The low number of geriatricians is not surprising considering that their average salary was $184,000 in 2010, almost three times lower than what radiologists earned, the American Geriatrics Society has reported.

Elizabeth O’Toole, a geriatrician and med school professor who arranged the panel discussion, acknowledged in her introduction that most students were interested in other specialties. Yet she warned them not to overlook the needs and outlooks of older patients.

“No matter what you’ll be doing, you are going to be working with these people,” she said.  More than 400,000 people 80 years old and older received knee replacements last year, 35 percent of men over 80 and 19 percent of women have coronary heart disease and the most common medical procedure among people over 65 is cataract surgery. Successful outcomes depend on the patient’s cooperation and that, she said, requires “an understanding of who the patient is.”

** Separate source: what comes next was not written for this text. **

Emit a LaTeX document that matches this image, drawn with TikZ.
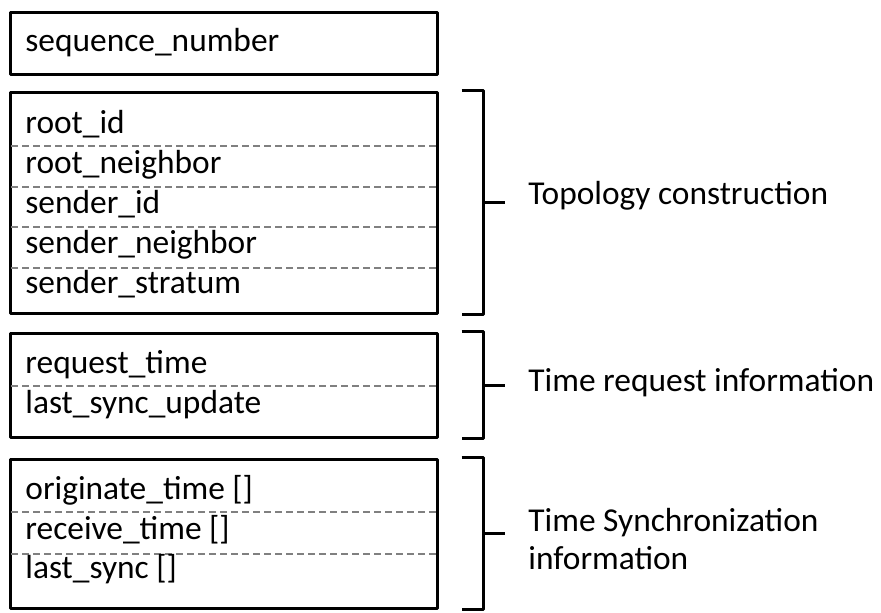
\documentclass[tikz,border=0pt]{standalone}
\usepackage{fontspec}
\setmainfont{Carlito}
\usetikzlibrary{positioning}

\begin{document}
\begin{tikzpicture}[x=0.5pt,y=-0.5pt,line join=round,font=\fontsize{16.7}{19}\selectfont]
	\tikzset{frame/.style={draw, line width=1.5pt, minimum width=213.5pt, inner sep=0pt},
		field/.style={anchor=base west, inner sep=0pt},
		sep/.style={draw=gray, line width=0.85pt, dash pattern=on 3.5pt off 2pt},
		brace/.style={line width=1.5pt},
		note/.style={anchor=base west, inner sep=0pt, align=left}}
	\useasboundingbox (0,0) rectangle (881,612);
	\node[frame, minimum height=31pt] (seq) at (223.5,43) {};
	\node[frame, minimum height=110.5pt] (topo) at (223.5,202.5) {};
	\node[frame, minimum height=52pt] (req) at (223.5,385) {};
	\node[frame, minimum height=74.5pt] (sync) at (223.5,533.5) {};
	\foreach \y in {146,187,227,268,386,512,554}
		\draw[sep] (11,\y) -- (436,\y);
	\node[field] (f0) at (25,51) {sequence\_number};
	\node[field] (f1) at (25,133) {root\_id};
	\node[field] (f2) at (25,173) {root\_neighbor};
	\node[field] (f3) at (25,213) {sender\_id};
	\node[field] (f4) at (25,253) {sender\_neighbor};
	\node[field] (f5) at (25,293) {sender\_stratum};
	\node[field] (f6) at (25,373) {request\_time};
	\node[field] (f7) at (25,413) {last\_sync\_update};
	\node[field] (f8) at (25,499) {originate\_time []};
	\node[field] (f9) at (25,539) {receive\_time []};
	\node[field] (f10) at (25,578) {last\_sync []};
	\foreach \b in {topo,req,sync}{
		\draw[brace] ([xshift=11.5pt]\b.north east) -| ([xshift=22.5pt]\b.east) |- ([xshift=11.5pt]\b.south east);
		\draw[brace] ([xshift=22.5pt]\b.east) -- ++(10.5pt,0);
	}
	\node[note] (topolabel) at (528,204) {Topology construction};
	\node[note] (reqlabel) at (528,391) {Time request information};
	\node[note] (synclabel) at (528,569) {Time Synchronization\\information};
\end{tikzpicture}
\end{document}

Students who braced themselves for a solemn litany of medical problems from the panel were in for a surprise. It wasn’t just what the visitors said that made an impression, but how they said it.

The group offered the students advice, telling the doctors-to-be to look at their patients instead of typing notes into a computer, take more time with older patients and answer their questions.

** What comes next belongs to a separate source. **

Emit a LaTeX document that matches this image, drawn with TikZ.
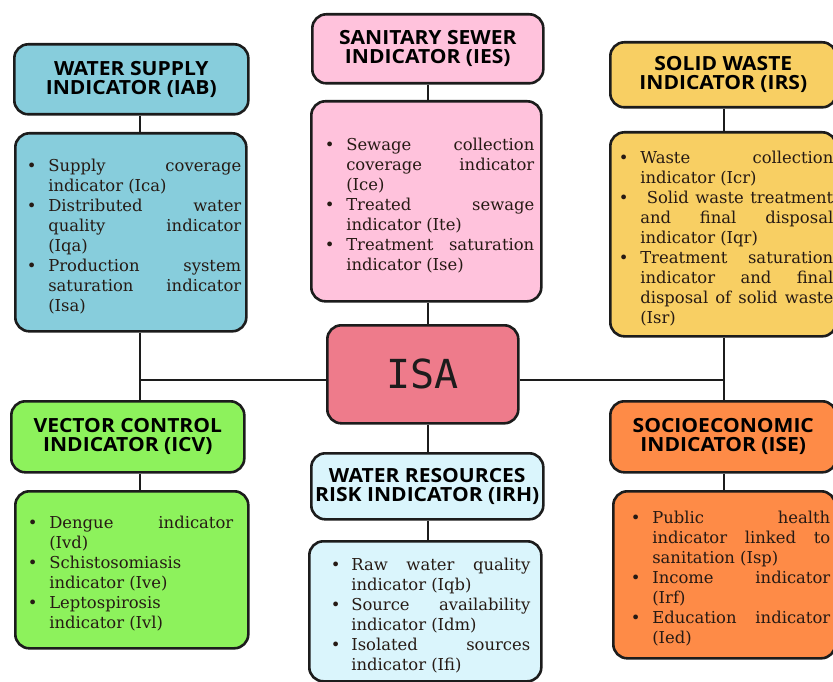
\documentclass[tikz,border=0pt]{standalone}
\usepackage{fontspec}
\setmainfont{DejaVu Serif}
\newfontfamily\hdfont{Open Sans}[FakeStretch=1.08]
\newfontfamily\isafont{DejaVu Sans Mono}
\definecolor{cws}{HTML}{87CDDC}
\definecolor{cse}{HTML}{FFC2DC}
\definecolor{cso}{HTML}{F8CF63}
\definecolor{cisa}{HTML}{EE7B8B}
\definecolor{cvc}{HTML}{8DF25C}
\definecolor{cwr}{HTML}{DAF5FC}
\definecolor{cse2}{HTML}{FE8B47}
\definecolor{ink}{HTML}{1C1C1C}
\definecolor{txt}{HTML}{261A14}
\newenvironment{blist}[3]{\begin{list}{\makebox[0pt][l]{\textbullet}}{%
  \setlength{\leftmargin}{#1}\setlength{\labelwidth}{0pt}\setlength{\labelsep}{#2}%
  \setlength{\rightmargin}{#3}\setlength{\topsep}{0pt}\setlength{\partopsep}{0pt}%
  \setlength{\itemsep}{0pt}\setlength{\parsep}{0pt}\setlength{\itemindent}{0pt}%
  \setlength{\listparindent}{0pt}}\tolerance=9999\hbadness=10000\hyphenpenalty=10000}{\end{list}}
\begin{document}
\begin{tikzpicture}[x=1pt,y=-1pt,
  box/.style={draw=ink, line width=2.6pt, rounded corners=14pt, inner sep=0pt, anchor=north west},
  head/.style={box, align=center, text=black, font=\hdfont\bfseries\fontsize{19.5}{19}\selectfont},
  body/.style={box, align=justify, text=txt, font=\fontsize{16.4}{20}\selectfont},
  link/.style={draw=ink, line width=2.6pt}]
\useasboundingbox (0,0) rectangle (833,682);
% headers
\node[head, fill=cws, minimum width=234pt, minimum height=70pt] (wsh) at (13,43) {WATER SUPPLY\\INDICATOR (IAB)};
\node[head, fill=cse, minimum width=231pt, minimum height=69pt] (seh) at (311,13) {SANITARY SEWER\\INDICATOR (IES)};
\node[head, fill=cso, minimum width=226pt, minimum height=65pt] (soh) at (609,41) {SOLID WASTE\\INDICATOR (IRS)};
\node[head, fill=cvc, minimum width=233pt, minimum height=71pt] (vch) at (10,400) {VECTOR CONTROL\\INDICATOR (ICV)};
\node[head, fill=cwr, minimum width=232pt, minimum height=66pt] (wrh) at (310,452) {WATER RESOURCES\\RISK INDICATOR (IRH)};
\node[head, fill=cse2, minimum width=226pt, minimum height=71pt] (seh2) at (609,400) {SOCIOECONOMIC\\INDICATOR (ISE)};
% centre
\node[box, fill=cisa, minimum width=191pt, minimum height=98pt, text=ink, font=\isafont\fontsize{40}{40}\selectfont] (isa) at (326,324) {ISA};
% bodies
\node[body, fill=cws, text width=231pt, minimum height=198pt] (wsb) at (14,132) {%
\begin{blist}{33pt}{21.5pt}{5pt}
\item Supply coverage\linebreak indicator (Ica)
\item Distributed water\linebreak quality indicator\linebreak (Iqa)
\item Production system\linebreak saturation indicator\linebreak (Isa)
\end{blist}};
\node[body, fill=cse, text width=230pt, minimum height=200pt] (seb) at (310,100) {%
\begin{blist}{35pt}{21.5pt}{7pt}
\item Sewage collection\linebreak coverage indicator\linebreak (Ice)
\item Treated sewage\linebreak indicator (Ite)
\item Treatment saturation\linebreak indicator (Ise)
\end{blist}};
\node[body, fill=cso, text width=226pt, minimum height=204pt] (sob) at (609,131) {%
\begin{blist}{30pt}{21.5pt}{3pt}
\item Waste collection\linebreak indicator (Icr)
\item \ Solid waste treatment\linebreak and final disposal\linebreak indicator (Iqr)
\item Treatment saturation\linebreak indicator and final\linebreak disposal of solid waste\linebreak (Isr)
\end{blist}};
\node[body, fill=cvc, text width=233pt, minimum height=157pt] (vcb) at (14,490) {%
\begin{blist}{34pt}{21.5pt}{15pt}
\item Dengue indicator\linebreak (Ivd)
\item Schistosomiasis\newline indicator (Ive)
\item Leptospirosis\newline indicator (Ivl)
\end{blist}};
\node[body, fill=cwr, text width=232pt, minimum height=140pt] (wrb) at (308,540) {%
\begin{blist}{42pt}{20.5pt}{11pt}
\item Raw water quality\linebreak indicator (Iqb)
\item Source availability\linebreak indicator (Idm)
\item Isolated sources\linebreak indicator (Ifi)
\end{blist}};
\node[body, fill=cse2, text width=222pt, minimum height=167pt] (sebb) at (612,490) {%
\begin{blist}{39pt}{21.5pt}{5pt}
\item Public health\linebreak indicator linked to\linebreak sanitation (Isp)
\item Income indicator\linebreak (Irf)
\item Education indicator\linebreak (Ied)
\end{blist}};
% connector guides
\coordinate (cl) at (140,380);
\coordinate (cm) at (428,380);
\coordinate (cr) at (724,380);
\draw[link] (wsh.south -| cl) -- (wsb.north -| cl);
\draw[link] (wsb.south -| cl) -- (vch.north -| cl);
\draw[link] (vch.south -| cl) -- (vcb.north -| cl);
\draw[link] (seh.south -| cm) -- (seb.north -| cm);
\draw[link] (seb.south -| cm) -- (isa.north -| cm);
\draw[link] (isa.south -| cm) -- (wrh.north -| cm);
\draw[link] (wrh.south -| cm) -- (wrb.north -| cm);
\draw[link] (soh.south -| cr) -- (sob.north -| cr);
\draw[link] (sob.south -| cr) -- (seh2.north -| cr);
\draw[link] (seh2.south -| cr) -- (sebb.north -| cr);
\draw[link] (cl) -- (isa.west |- cl);
\draw[link] (isa.east |- cr) -- (cr);
\end{tikzpicture}
\end{document}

“Having to see so many patients a day is tragic,” said Simon Ostrach, 92, a professor emeritus of engineering at Case, who recalled being rushed through an appointment with an orthopedic surgeon who did little for “excruciating pain” after his hip replacement.

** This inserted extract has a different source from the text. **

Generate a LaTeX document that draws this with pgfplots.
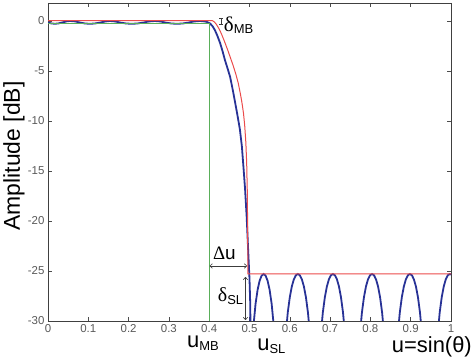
\documentclass[border=0pt]{standalone}
\usepackage{fontspec}
\setmainfont{Liberation Sans}
\newfontfamily\grk{Liberation Serif}
\usepackage{pgfplots}
\pgfplotsset{compat=1.18}
\usetikzlibrary{arrows.meta}
\definecolor{myblue}{RGB}{40,50,150}
\definecolor{myred}{RGB}{235,75,75}
\definecolor{mygreen}{RGB}{90,175,90}
\definecolor{arr}{RGB}{60,60,60}
\begin{document}
\begin{tikzpicture}
\path[use as bounding box] (0,0) rectangle (474bp,360bp);
\begin{axis}[
  at={(48bp,39bp)}, anchor=south west,
  scale only axis, width=403bp, height=318bp,
  xmin=0, xmax=1, ymin=-30, ymax=1.8,
  xtick={0,0.1,0.2,0.3,0.4,0.5,0.6,0.7,0.8,0.9,1},
  ytick={-30,-25,-20,-15,-10,-5,0},
  tick align=inside, major tick length=4bp,
  tick style={black!70, line width=0.5bp},
  axis line style={black!75, line width=0.6bp},
  ticklabel style={font=\fontsize{11.5}{12}\selectfont, text=black!65},
  /pgf/number format/assume math mode=true,
  clip mode=individual,
]
% blue: array pattern
\addplot[myblue, line width=1.8bp] coordinates {
(0,-0.15)(0.008,-0.24)(0.017,-0.28)(0.026,-0.24)(0.036,-0.14)(0.046,-0.04)(0.055,0)
(0.067,-0.04)(0.08,-0.16)(0.092,-0.25)(0.104,-0.28)(0.116,-0.25)(0.129,-0.16)(0.142,-0.05)(0.154,0)
(0.167,-0.05)(0.18,-0.16)(0.194,-0.25)(0.208,-0.28)(0.222,-0.25)(0.236,-0.16)(0.25,-0.05)(0.265,0)
(0.279,-0.05)(0.292,-0.16)(0.306,-0.25)(0.32,-0.28)(0.334,-0.25)(0.348,-0.16)(0.362,-0.05)(0.377,0)
(0.390,-0.05)(0.396,-0.12)(0.402,-0.25)(0.408,-0.5)(0.414,-0.9)(0.420,-1.45)(0.427,-2.2)(0.433,-3.0)
(0.439,-3.9)(0.446,-4.8)(0.452,-5.6)(0.459,-7.0)(0.465,-8.3)(0.47,-9.4)(0.476,-10.8)(0.481,-12.5)
(0.485,-14.6)(0.489,-16.8)(0.493,-19.6)(0.497,-23.2)(0.500,-25.8)(0.502,-28.5)(0.5035,-40)
(0.505,-33.6)(0.510,-30.4)(0.515,-28.3)(0.520,-26.9)(0.525,-25.99)(0.530,-25.47)(0.535,-25.3)
(0.540,-25.47)(0.545,-25.99)(0.550,-26.9)(0.555,-28.3)(0.560,-30.4)(0.565,-33.6)(0.577,-60)
(0.585,-34.6)(0.59,-31.32)(0.595,-29.14)(0.60,-27.62)(0.605,-26.55)(0.61,-25.84)(0.615,-25.43)(0.62,-25.3)
(0.625,-25.43)(0.63,-25.84)(0.635,-26.55)(0.64,-27.62)(0.645,-29.14)(0.65,-31.32)(0.655,-34.6)(0.663,-60)
(0.672,-34.6)(0.677,-31.32)(0.682,-29.14)(0.687,-27.62)(0.692,-26.55)(0.697,-25.84)(0.702,-25.43)(0.707,-25.3)
(0.712,-25.43)(0.717,-25.84)(0.722,-26.55)(0.727,-27.62)(0.732,-29.14)(0.737,-31.32)(0.742,-34.6)(0.755,-60)
(0.769,-34.6)(0.774,-31.32)(0.779,-29.14)(0.784,-27.62)(0.789,-26.55)(0.794,-25.84)(0.799,-25.43)(0.804,-25.3)
(0.809,-25.43)(0.814,-25.84)(0.819,-26.55)(0.824,-27.62)(0.829,-29.14)(0.834,-31.32)(0.839,-34.6)(0.851,-60)
(0.863,-34.6)(0.868,-31.32)(0.873,-29.14)(0.878,-27.62)(0.883,-26.55)(0.888,-25.84)(0.893,-25.43)(0.898,-25.3)
(0.903,-25.43)(0.908,-25.84)(0.913,-26.55)(0.918,-27.62)(0.923,-29.14)(0.928,-31.32)(0.933,-34.6)(0.947,-60)
(0.962,-34.6)(0.967,-31.32)(0.972,-29.14)(0.977,-27.62)(0.982,-26.55)(0.987,-25.84)(0.992,-25.43)(0.997,-25.3)(1.0,-25.35)
};
% green
\addplot[mygreen, line width=1bp] coordinates {(0,-0.3)(0.4,-0.3)(0.4,-30)};
% red mask
\addplot[myred, line width=1bp] coordinates {
(0,0.03)(0.408,0.03)(0.413,-0.1)(0.418,-0.35)(0.424,-0.75)(0.43,-1.25)(0.437,-1.95)(0.445,-2.8)
(0.452,-3.6)(0.459,-4.4)(0.466,-5.3)(0.472,-6.2)(0.477,-7.2)(0.481,-8.1)(0.485,-9.2)(0.488,-10.4)
(0.491,-12.2)(0.493,-14.2)(0.4945,-17)(0.4955,-21)(0.496,-25.3)(1,-25.3)
};
% annotations
\draw[arr, line width=0.7bp, {Bar[width=3.5bp]}-{Bar[width=3.5bp]}] (axis cs:0.429,0.25) -- (axis cs:0.429,-0.35);
\node[anchor=base west, inner sep=0pt] at (axis cs:0.436,-1.1)
  {\fontsize{21}{21}\selectfont{\grk δ}\raisebox{-0.15ex}{\fontsize{13}{13}\selectfont MB}};
\draw[arr, line width=0.6bp, {To[length=3bp,width=5bp]}-{To[length=3bp,width=5bp]}] (axis cs:0.401,-24.5) -- (axis cs:0.494,-24.5);
\node[anchor=base west, inner sep=0pt] at (axis cs:0.409,-23.9)
  {\fontsize{19}{19}\selectfont{\grk Δ}u};
\draw[arr, line width=0.6bp, {To[length=3bp,width=5bp]}-{To[length=3bp,width=5bp]}] (axis cs:0.49,-25.6) -- (axis cs:0.49,-29.9);
\node[anchor=base west, inner sep=0pt] at (axis cs:0.421,-28.1)
  {\fontsize{20}{20}\selectfont{\grk δ}\raisebox{-0.25ex}{\fontsize{13}{13}\selectfont SL}};
\node[anchor=base west, inner sep=0pt] at (axis cs:0.345,-32.7)
  {\fontsize{22}{22}\selectfont u\raisebox{-0.2ex}{\fontsize{13}{13}\selectfont MB}};
\node[anchor=base west, inner sep=0pt] at (axis cs:0.519,-33.0)
  {\fontsize{22}{22}\selectfont u\raisebox{-0.2ex}{\fontsize{13}{13}\selectfont SL}};
\node[anchor=base east, inner sep=0pt] at (axis cs:1.052,-33.2)
  {\fontsize{22}{22}\selectfont u=sin(θ)};
\end{axis}
\node[rotate=90, inner sep=0pt, font=\fontsize{23}{23}\selectfont] at (14bp,204bp) {Amplitude [dB]};
\end{tikzpicture}
\end{document}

When it was her turn, Likover (pictured) pushed back her chair, stood up and had no need for the microphone she was offered.

“Getting old is a question of being able to adapt to your changing life situation, having a little less energy, not being quite as healthy as were you were before,” said Likover, a retired social worker. Four years ago, she was hospitalized twice for congestive heart failure until she learned how to manage the disease through diet. She also has an occasional irregular heart beat and only recently began walking with a cane. She swims at least three times a week, serves on several committees addressing seniors’ issues, and is a Jon Stewart fan because “getting a laugh every day is very, very helpful.”

“I have lived a very good and hopefully useful life and death does not concern me. It is going to happen,” she told the students. “And I think that kind of outlook, not worrying about every little ache and pain makes a big difference and a very happy life.”

“That’s a perfect seque to my story,” said Ostrach. “I attribute my longevity to smoking, drinking and overeating,” he told the students. And doctors who tried to reform him “are all long dead and gone.” He was an athlete in college, wrestling and playing tennis, “but as I got past 60, I found that listening to opera, smoking good cigars and having a little cognac was much more pleasant.” All in moderation, he added.

Efforts to introduce relatively healthy older adults to medical students can “reduce the sense of futility and show [the students] that there are real people with real lives who can benefit from quality health care,” said Chris Langston, program director at the John A. Hartford Foundation, which focuses on aging and health who has been analyzing the trend for the past several years.

But Jeremy Hill and the roughly two dozen members of Case’s “geriatric interest group” are the exception. For them, the challenge of a complicated patient — “figuring out the puzzle” as one student put it — is what makes geriatric medicine worthwhile, even when a cure is out of reach.

“I have such respect and admiration for this population, and if I could somehow give them one extra good day they would not have had otherwise,” said Hill, who then paused for a moment, “I would be privileged to work with them.”

After the session, Hill went up to Ostrach, who had said he’s been lonely since his wife died. After chatting for a few minutes, he told Ostrach, “If you’d like to have lunch sometime, please call me,” and handed him a scrap of paper with his phone number.